Deposition: What is it?
Discovery of the Facts in a Civil Lawsuit
If you have been involved in a civil lawsuit, including a divorce, you may have heard the term deposition. A deposition is yet another discovery tool available in civil legal proceedings. Like interrogatories, one of the purposes of a deposition is to discover information about your adversary’s case or defense, and to narrow the issues prior to trial.
A deposition is taken outside of court, and typically takes place at one of the attorney’s offices. A deposition is oral testimony taken under oath and recorded by a court reporter. Sometimes depositions are also video taped. The attorneys representing all of the parties are also present.

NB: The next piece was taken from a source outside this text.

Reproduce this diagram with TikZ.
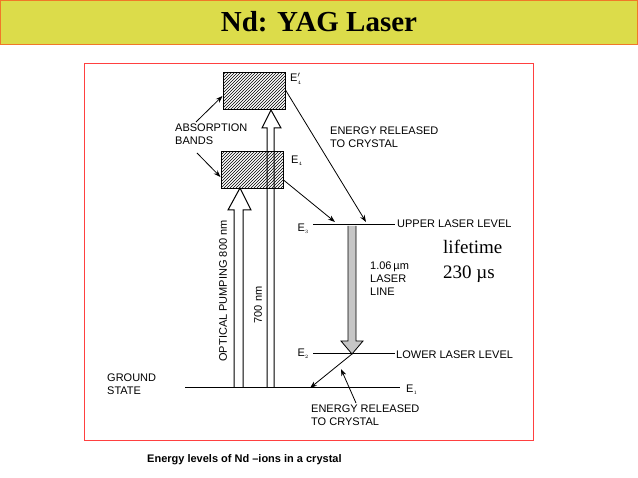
\documentclass[tikz,border=0pt]{standalone}
\usepackage{fontspec}
\setmainfont{Liberation Sans}
\newfontfamily\serifx{Liberation Serif}
\usetikzlibrary{patterns,arrows.meta}
\begin{document}
\begin{tikzpicture}[x=1pt,y=-1pt,
  lbl/.style={font=\fontsize{11}{13}\selectfont,inner sep=0pt,align=left},
  band/.style={draw,line width=1pt,pattern=north east lines},
  lvl/.style={line width=1pt},
  arr/.style={-{Stealth[length=7pt,width=5pt]},line width=0.8pt},
  hollow/.style={draw,line width=1pt}]
\useasboundingbox (0,0) rectangle (638,478);
\fill[white] (0,0) rectangle (638,478);
\draw[fill={rgb,255:red,220;green,220;blue,74},draw={rgb,255:red,240;green,120;blue,40}] (0.5,0.5) rectangle (637.5,44);
\node[font=\serifx\bfseries\fontsize{29}{32}\selectfont] (title) at (319,22) {Nd: YAG Laser};
\draw[red!75,line width=0.8pt] (84,63) rectangle (533,440);
% bands
\node[band,minimum width=62pt,minimum height=37pt,inner sep=0pt] (b2) at (254,91.5) {};
\node[band,minimum width=62pt,minimum height=37pt,inner sep=0pt] (b1) at (252,170.5) {};
\node[lbl,anchor=west] (e4p) at (290,79) {E$'_{\scriptscriptstyle 4}$};
\node[lbl,anchor=west] (e4) at (291,161) {E$_{\scriptscriptstyle 4}$};
% levels
\coordinate (g1) at (185,388); \coordinate (g2) at (400,388);
\draw[lvl] (g1) -- (g2);
\node[lbl,anchor=west] (e1) at (406,390) {E$_{\scriptscriptstyle 1}$};
\coordinate (u1) at (313,225); \coordinate (u2) at (395,225);
\draw[lvl] (u1) -- (u2);
\node[lbl,anchor=east] (e3) at (309,229) {E$_{\scriptscriptstyle 3}$};
\node[lbl,anchor=west] (ull) at (397,224) {UPPER LASER LEVEL};
\coordinate (l1) at (313,354); \coordinate (l2) at (395,354);
\draw[lvl] (l1) -- (l2);
\node[lbl,anchor=east] (e2) at (309,354) {E$_{\scriptscriptstyle 2}$};
\node[lbl,anchor=west] (lll) at (396,355) {LOWER LASER LEVEL};
% pumping arrows
\draw[hollow] (234,388) -- (234,210) -- (228,210) -- (240,188) -- (251,210) -- (243,210) -- (243,388);
\draw[hollow] (267,388) -- (267,128) -- (262,128) -- (271,110) -- (281,128) -- (274,128) -- (274,388);
\node[lbl,rotate=90] (op) at (223,291) {OPTICAL PUMPING 800 nm};
\node[lbl,rotate=90] (n700) at (258,305) {700 nm};
% laser line
\draw[line width=0.8pt,fill=gray!45] (348,226) -- (348,341) -- (341,341) -- (352,354) -- (363,341) -- (356,341) -- (356,226);
\node[lbl,anchor=north west] (ll) at (370,262) {1.06\,µm\\LASER\\LINE};
\node[font=\serifx\fontsize{19}{25}\selectfont,align=left,anchor=north west,inner sep=0pt] (lt) at (443,240) {lifetime\\230 µs};
% absorption labels
\node[lbl,anchor=north west] (ab) at (175,124) {ABSORPTION\\BANDS};
\draw[arr] (196,122) -- (b2.west|-0,96);
\draw[arr] (197,153) -- (b1.west|-0,177);
\node[lbl,anchor=north west] (er1) at (330,127) {ENERGY RELEASED\\TO CRYSTAL};
\draw[arr] (b1.east|-0,180) -- (335,222);
\draw[arr] (b2.east|-0,90) -- (366,222);
% decay to ground
\coordinate (d0) at (352,354);
\draw[arr] (d0) -- (310,388);
\node[lbl,anchor=north west] (er2) at (311,405) {ENERGY RELEASED\\TO CRYSTAL};
\draw[arr] (356,403) -- (341,369);
\node[lbl,anchor=west] (gs) at (107,384) {GROUND\\STATE};
\node[font=\bfseries\fontsize{11}{13}\selectfont,anchor=west,inner sep=0pt] (cap) at (147,460) {Energy levels of Nd --ions in a crystal};
\end{tikzpicture}
\end{document}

The person being deposed is questioned and by the attorney requesting the deposition then the other attorneys including his own attorney is allowed to ask questions as well. Typically attorneys will object to certain questions, but unlike court testimony, deposition testimony is for the purpose of discovery, so most questions are allowed and there is not a judge present so these objections simply become part of the written record the transcript. The general rule in depositions is that questions are designed to discover factual information or lead to the discovery of unknown facts and evidence admissible in court.
Deposition Testimony and its Use in a Trial
Deposition testimony, like any other testimony, can be admitted into evidence and can be used at trial to impeach a witness. For instance, if a person testifies in a deposition as to a particular issue, then changes the story at trial, the transcript of the deposition can be introduced to impeach or call into question the truthfulness and reliability of the witnesses testimony at trial.
There are times that a case will settle shortly after depositions due to the testimony which is given. This is one of the prime reasons attorneys use depositions, in order to find a way to have the lawsuit dismissed if a defense lawyer, or to motivate a settlement if a plaintiff’s lawyer.